Jurisdictional Nexus with the United States
The court also assessed whether the plaintiffs could establish a sufficient jurisdictional nexus with the United States based on the NBE's actions. To satisfy this requirement, the plaintiffs needed to show that the NBE's conduct, particularly with regard to the seizure of assets, was directly connected to activities within the United States. However, the court found that the transactions and the resulting legal issues were primarily centered in Egypt. The plaintiffs had invested in Egyptian markets, and the credit agreements with the NBE were structured in a manner that called for resolution in Egyptian courts, further emphasizing the lack of a direct connection to the U.S. legal framework. Consequently, the court concluded that the plaintiffs did not meet the necessary criteria to establish a jurisdictional nexus with the United States, reinforcing the dismissal of the case.
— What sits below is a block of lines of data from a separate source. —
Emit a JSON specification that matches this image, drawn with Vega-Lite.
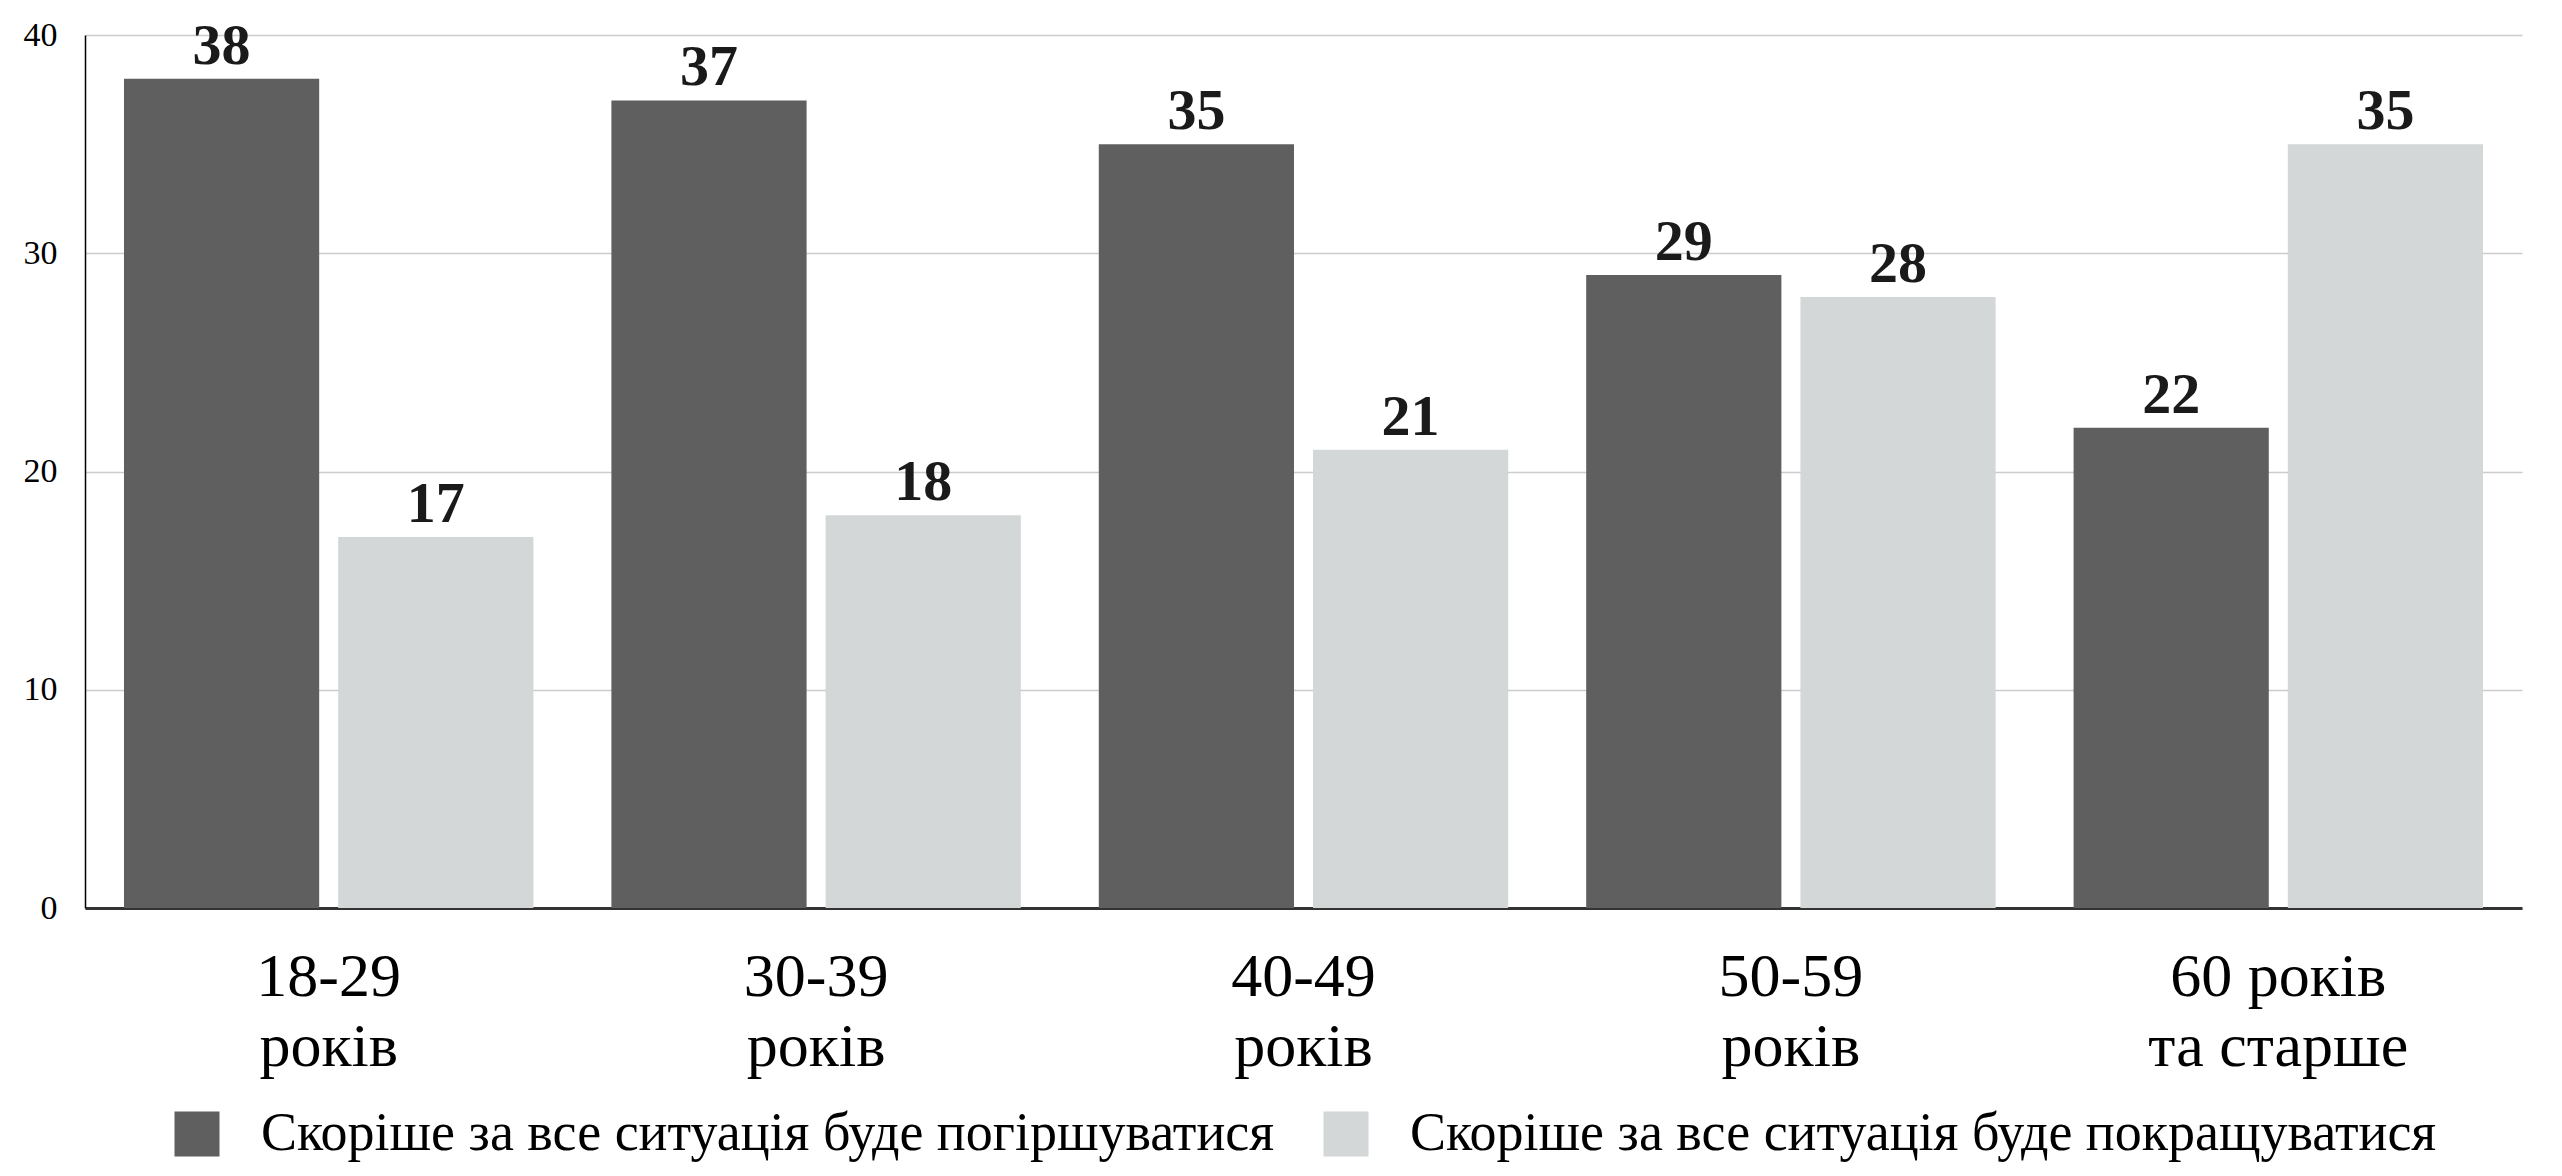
{
  "$schema": "https://vega.github.io/schema/vega-lite/v6.json",
  "autosize": "none",
  "width": 2437,
  "height": 873,
  "padding": {"left": 85, "top": 35, "right": 40, "bottom": 268},
  "background": "white",
  "data": {
    "values": [
      {"age": "18-29|років", "series": "Скоріше за все ситуація буде погіршуватися", "value": 38},
      {"age": "18-29|років", "series": "Скоріше за все ситуація буде покращуватися", "value": 17},
      {"age": "30-39|років", "series": "Скоріше за все ситуація буде погіршуватися", "value": 37},
      {"age": "30-39|років", "series": "Скоріше за все ситуація буде покращуватися", "value": 18},
      {"age": "40-49|років", "series": "Скоріше за все ситуація буде погіршуватися", "value": 35},
      {"age": "40-49|років", "series": "Скоріше за все ситуація буде покращуватися", "value": 21},
      {"age": "50-59|років", "series": "Скоріше за все ситуація буде погіршуватися", "value": 29},
      {"age": "50-59|років", "series": "Скоріше за все ситуація буде покращуватися", "value": 28},
      {"age": "60 років|та старше", "series": "Скоріше за все ситуація буде погіршуватися", "value": 22},
      {"age": "60 років|та старше", "series": "Скоріше за все ситуація буде покращуватися", "value": 35}
    ]
  },
  "encoding": {
    "x": {
      "field": "age", "type": "nominal", "sort": null,
      "scale": {"paddingInner": 0, "paddingOuter": 0},
      "axis": {
        "title": null, "labelAngle": 0,
        "labelExpr": "split(datum.label, '|')",
        "labelFont": "Liberation Serif", "labelFontSize": 62, "labelLineHeight": 70,
        "labelColor": "#000000", "labelPadding": 38, "labelLimit": 0,
        "ticks": false, "domainColor": "#333333", "domainWidth": 3,
        "grid": false
      }
    },
    "xOffset": {
      "field": "series", "type": "nominal",
      "scale": {"paddingInner": 0.0888, "paddingOuter": 0.182}
    },
    "y": {
      "field": "value", "type": "quantitative",
      "scale": {"domain": [0, 40]},
      "axis": {
        "title": null, "values": [0, 10, 20, 30, 40],
        "labelFont": "Liberation Serif", "labelFontSize": 34, "labelColor": "#000000",
        "labelPadding": 28, "ticks": false,
        "domainColor": "#000000", "domainWidth": 1.5,
        "gridColor": "#cccccc", "gridWidth": 1.5
      }
    }
  },
  "layer": [
    {
      "mark": {"type": "bar"},
      "encoding": {
        "color": {
          "field": "series", "type": "nominal",
          "scale": {"range": ["#5f5f5f", "#d3d7d8"]},
          "legend": {
            "title": null, "orient": "bottom", "direction": "horizontal",
            "symbolType": "square", "symbolSize": 2025, "symbolStrokeWidth": 0,
            "labelFont": "Liberation Serif", "labelFontSize": 54, "labelColor": "#000000",
            "labelOffset": 37, "columnPadding": 44, "labelLimit": 1200, "offset": 30
          }
        }
      }
    },
    {
      "mark": {"type": "text", "baseline": "alphabetic", "dy": -15, "font": "Liberation Serif", "fontWeight": "bold", "fontSize": 58, "color": "#1a1a1a"},
      "encoding": {
        "text": {"field": "value", "type": "quantitative"}
      }
    }
  ],
  "config": {
    "view": {"stroke": null},
    "legend": {"layout": {"bottom": {"anchor": "middle"}}}
  }
}
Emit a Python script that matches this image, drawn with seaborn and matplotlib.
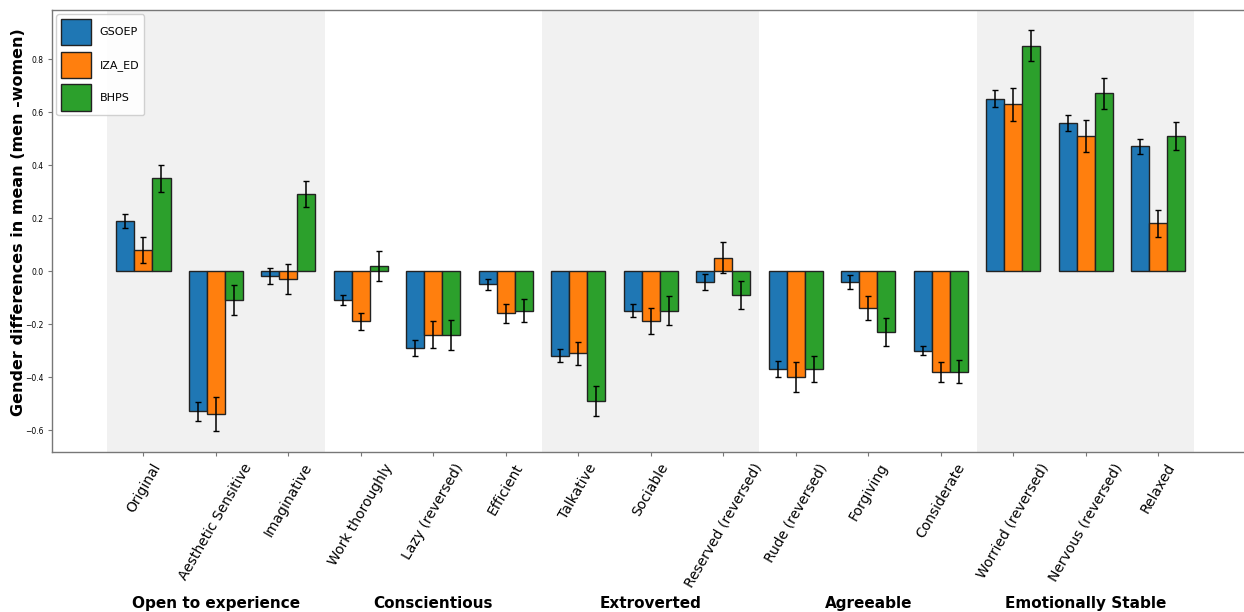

Conclusion and Final Ruling
In its final ruling, the court determined that the NBE successfully demonstrated that it lacked subject matter jurisdiction over the case. Neither the expropriation exception nor the commercial activity exception to sovereign immunity was satisfied based on the presented evidence. The plaintiffs' claims were ultimately grounded in events that occurred within Egypt, involving Egyptian nationals and assets owned by Egyptian corporations. As a result, the court granted the NBE's motion to dismiss the case for lack of jurisdiction, concluding that the plaintiffs did not provide sufficient grounds to overcome the NBE's sovereign immunity under the FSIA. All other pending motions were rendered moot following this dismissal.